The epilogue cuts to about three years later, where Jane is a nanny to Mae’s son, Victor. Evelyn has died, and Jane and Amalia live above Mae’s house. Reagan, meanwhile, is still good friends with Jane and is getting her Master's degree.

==Themes==
The novel examines motherhood within an intricate web of class, gender and race. Its characters articulate both sides of the surrogacy argument: one, that it is commodification of women, and the other, that it is an act of benevolence. Ramos herself states that she is not against surrogacy but questioned "how far we’ve pushed so many things into the realm of markets". The novel examines how feminism works differently across class lines: Clients are extremely wealthy, successful women, while the Hosts are largely financially weak women of color. The novel also dwells on how some women “choose” to take on the task of childbearing because it is their best option for survival in capitalist America. Additionally, the novel re-examines the idea of the American Dream and how success in America also depends on happenstance and luck, which many immigrants never experience.

==Reception==
The novel was nominated for an NAACP Image Award for Outstanding Literary Work – Debut Author, as well as long-listed for the Center for Fiction’s First Novel Prize. It was chosen as a "must-read novel" by various publications such as O, The Oprah Magazine, The Wall Street Journal, and New York Magazine.

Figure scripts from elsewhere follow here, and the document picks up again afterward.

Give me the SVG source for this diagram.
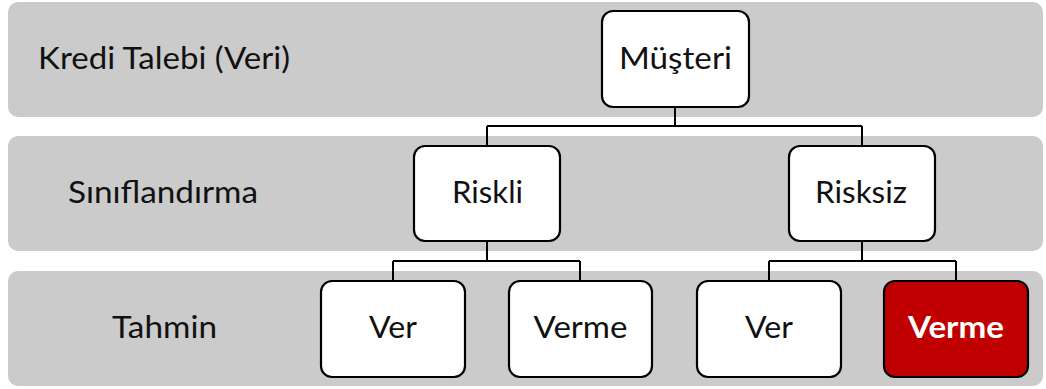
<svg xmlns="http://www.w3.org/2000/svg" width="1046" height="389" viewBox="0 0 1046 389">
<style>
.band{fill:#CBCBCB;stroke:none}
.box{fill:#FFFFFF;stroke:#000000;stroke-width:2.2}
.red{fill:#C00000;stroke:#000000;stroke-width:2.2}
.t{font-family:Lato,"Open Sans","Liberation Sans",sans-serif;font-size:30px;fill:#111111}
.c{text-anchor:middle}
.w{fill:#FFFFFF;font-weight:bold}
.conn{fill:none;stroke:#000000;stroke-width:2}
</style>
<rect width="1046" height="389" fill="#FFFFFF"/>
<g id="band1"><rect class="band" x="8" y="2" width="1035" height="115" rx="10"/><text class="t" x="38" y="69" textLength="252" lengthAdjust="spacingAndGlyphs">Kredi Talebi (Veri)</text></g>
<g id="band2"><rect class="band" x="8" y="136" width="1035" height="115" rx="10"/><text class="t" x="68" y="203" textLength="190" lengthAdjust="spacingAndGlyphs">Sınıflandırma</text></g>
<g id="band3"><rect class="band" x="8" y="271" width="1035" height="115" rx="10"/><text class="t" x="112" y="338" textLength="105" lengthAdjust="spacingAndGlyphs">Tahmin</text></g>
<g id="connectors">
<path class="conn" d="M675 107V126M487 126H862M487 126V146M862 126V146"/>
<path class="conn" d="M487 241V261M393 261H580M393 261V281M580 261V281"/>
<path class="conn" d="M862 241V261M769 261H956M769 261V281M956 261V281"/>
</g>
<g id="musteri"><rect class="box" x="602" y="11" width="147" height="96" rx="11"/><text class="t c" x="675.5" y="69" textLength="113" lengthAdjust="spacingAndGlyphs">Müşteri</text></g>
<g id="riskli"><rect class="box" x="414" y="146" width="146" height="95" rx="11"/><text class="t c" x="487.5" y="203" textLength="71" lengthAdjust="spacingAndGlyphs">Riskli</text></g>
<g id="risksiz"><rect class="box" x="789" y="146" width="146" height="95" rx="11"/><text class="t c" x="861" y="203" textLength="92" lengthAdjust="spacingAndGlyphs">Risksiz</text></g>
<g id="ver1"><rect class="box" x="321" y="281" width="144" height="96" rx="11"/><text class="t c" x="393" y="338" textLength="48" lengthAdjust="spacingAndGlyphs">Ver</text></g>
<g id="verme1"><rect class="box" x="509" y="281" width="143" height="96" rx="11"/><text class="t c" x="580.5" y="338" textLength="94" lengthAdjust="spacingAndGlyphs">Verme</text></g>
<g id="ver2"><rect class="box" x="697" y="281" width="144" height="96" rx="11"/><text class="t c" x="769" y="338" textLength="48" lengthAdjust="spacingAndGlyphs">Ver</text></g>
<g id="verme2"><rect class="red" x="884" y="281" width="144" height="96" rx="11"/><text class="t c w" x="956" y="338" textLength="96" lengthAdjust="spacingAndGlyphs">Verme</text></g>
</svg>
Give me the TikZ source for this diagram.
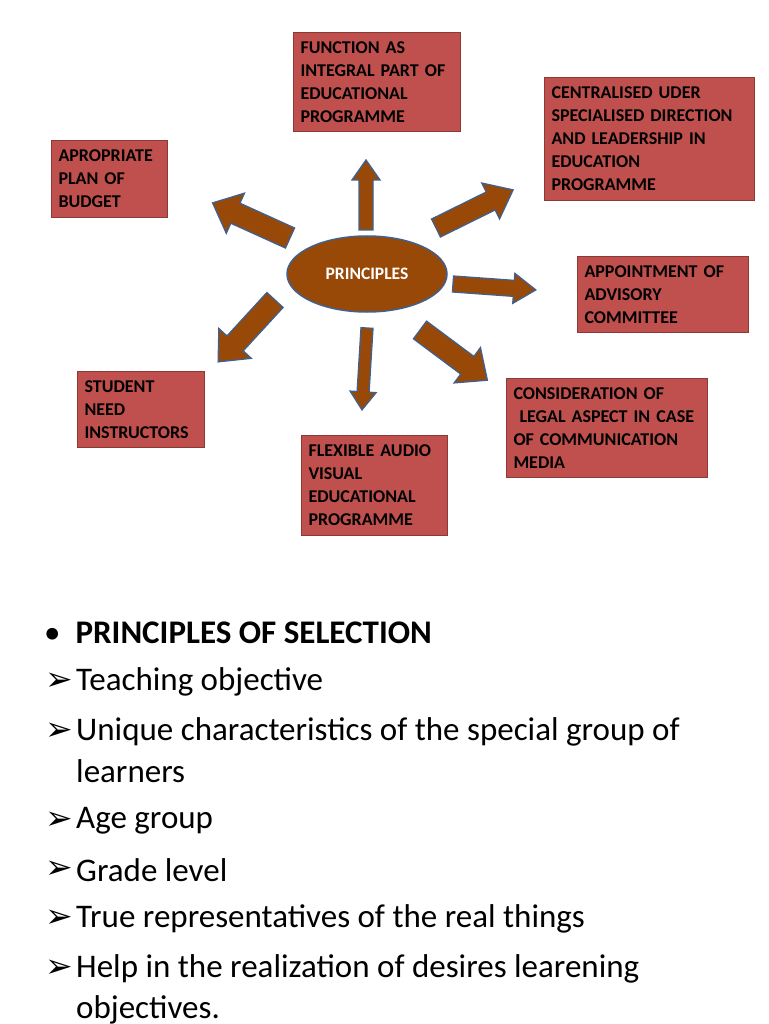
\documentclass[tikz,border=0pt]{standalone}
\usepackage{fontspec}
\usetikzlibrary{shapes.geometric}
\setmainfont{Carlito}
\newfontfamily\symfont{DejaVu Sans}
\definecolor{boxred}{HTML}{C0504D}
\definecolor{boxedge}{HTML}{8C3A38}
\definecolor{brown}{HTML}{984807}
\definecolor{blueedge}{HTML}{41618C}
\newcommand\Pt[2]{({\tx+(#1)*\cc-(#2)*\ss},{\ty+(#1)*\ss+(#2)*\cc})}
\begin{document}
\begin{tikzpicture}[x=1pt,y=-1pt,
  redbox/.style={draw=boxedge,line width=1pt,fill=boxred,anchor=north west,align=left,
    font=\fontsize{18}{23}\selectfont\bfseries,inner xsep=7pt,inner ysep=4pt},
  barrow/.style={fill=brown,draw=blueedge,line width=1.3pt,line join=miter},
  itemtext/.style={anchor=west,font=\fontsize{33}{38}\selectfont,inner sep=0pt,align=left}]
\useasboundingbox (0,0) rectangle (768,1024);
\fill[white] (0,0) rectangle (768,1024);
% boxes
\node[redbox,minimum width=167pt,minimum height=99pt,text width=153pt] (func) at (293,32) {FUNCTION AS\\INTEGRAL PART OF\\EDUCATIONAL\\PROGRAMME};
\node[redbox,minimum width=210pt,minimum height=123pt,text width=196pt] (cent) at (544,77) {CENTRALISED UDER\\SPECIALISED DIRECTION\\AND LEADERSHIP IN\\EDUCATION\\PROGRAMME};
\node[redbox,minimum width=116pt,minimum height=77pt,text width=102pt] (budg) at (51,140) {APROPRIATE\\PLAN OF\\BUDGET};
\node[redbox,minimum width=171pt,minimum height=76pt,text width=157pt] (appt) at (577,256) {APPOINTMENT OF\\ADVISORY\\COMMITTEE};
\node[redbox,minimum width=127pt,minimum height=76pt,text width=113pt] (stud) at (77,371) {STUDENT\\NEED\\INSTRUCTORS};
\node[redbox,minimum width=201pt,minimum height=99pt,text width=187pt] (cons) at (506,378) {CONSIDERATION OF\\\ LEGAL ASPECT IN CASE\\OF COMMUNICATION\\MEDIA};
\node[redbox,minimum width=146pt,minimum height=100pt,text width=132pt] (flex) at (301,435) {FLEXIBLE AUDIO\\VISUAL\\EDUCATIONAL\\PROGRAMME};
% centre
\node[ellipse,draw=blueedge,line width=1.5pt,fill=brown,minimum width=160pt,minimum height=76pt,
  text=white,font=\fontsize{17.5}{18}\selectfont\bfseries] (prin) at (367,274) {PRINCIPLES};
% block arrows: tail, angle (pixel frame, y down), length, half shaft, half head, head length
\foreach \tx/\ty/\ang/\L/\w/\h/\hl in {
  366/230/-90/70/7/14/20,
  290/238/-155.6/85/11/22/25,
  436/228/-26.3/86/10/20/25,
  453/284/4.1/83/8/15/22,
  420/330/36.7/84/11/22/25,
  367/328/93.5/82/6/13/18,
  275/300/132.6/84/11/22/25}{
  \pgfmathsetmacro\cc{cos(\ang)}
  \pgfmathsetmacro\ss{sin(\ang)}
  \pgfmathsetmacro\bb{\L-\hl}
  \draw[barrow] \Pt{0}{-\w} -- \Pt{\bb}{-\w} -- \Pt{\bb}{-\h} -- \Pt{\L}{0}
    -- \Pt{\bb}{\h} -- \Pt{\bb}{\w} -- \Pt{0}{\w} -- cycle;
}
% bottom text
\node[itemtext,font=\fontsize{33}{38}\selectfont\bfseries] (h) at (44,633) {\mdseries•\ \ \bfseries PRINCIPLES OF SELECTION};
\foreach \y/\t [count=\i] in {682/Teaching objective,
  732/Unique characteristics of the special group of,
  821/Age group, 870/Grade level,
  919/True representatives of the real things,
  969/Help in the realization of desires learening}{
  \node[itemtext,font=\fontsize{33}{36}\selectfont\symfont] (m\i) at (45,\y) {➢};
  \node[itemtext] (t\i) at (76,\y) {\t};
}
\node[itemtext] (t2b) at (76,771) {learners};
\node[itemtext] (t6b) at (76,1010) {objectives.};
\end{tikzpicture}
\end{document}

Time Magazine wrote that "At first glance, Joanne Ramos’ The Farm may seem like a predictable thriller about pregnancy...But instead of relying on easy villains in a story that quickly turns sinister, Ramos turns to three of the issues that divide America: race, class and immigration. Nuanced characters and a fast-paced narrative elevate a story that might otherwise feel weighed down by its themes." Similarly, The New Yorker wrote: "For a novel about the ruthlessness of capitalism, Ramos demonstrates remarkable tenderness for her characters." NPR wrote that "the novel's complex mélange of personalities brings a somewhat improbable story stirringly to life". Dina Nayeri of The Guardian wrote that Ramos "has the acute gaze of the immigrant girl made good. Her book is a necessary one – we need a mass-market novel that shows the impact of colonisation, with flawed white people failing to save the day." The New York Times called it "an 'issue' book, but it wears the mantle lightly. It's a breezy novel full of types (the Shark, the Dreamer, the Rebel, the Saint), and veers, not always successfully, from earnestness into satire. That shift in voice can obscure the novel's intent — though to be fair, ambiguity may be the point."
Los Angeles Review of Books criticized the ending as "too easy and ultimately unsatisfying" but praised Ramos' "ability to explore the nuances of these questions in the first place — in tight, spare prose, with well-placed plotting, no less".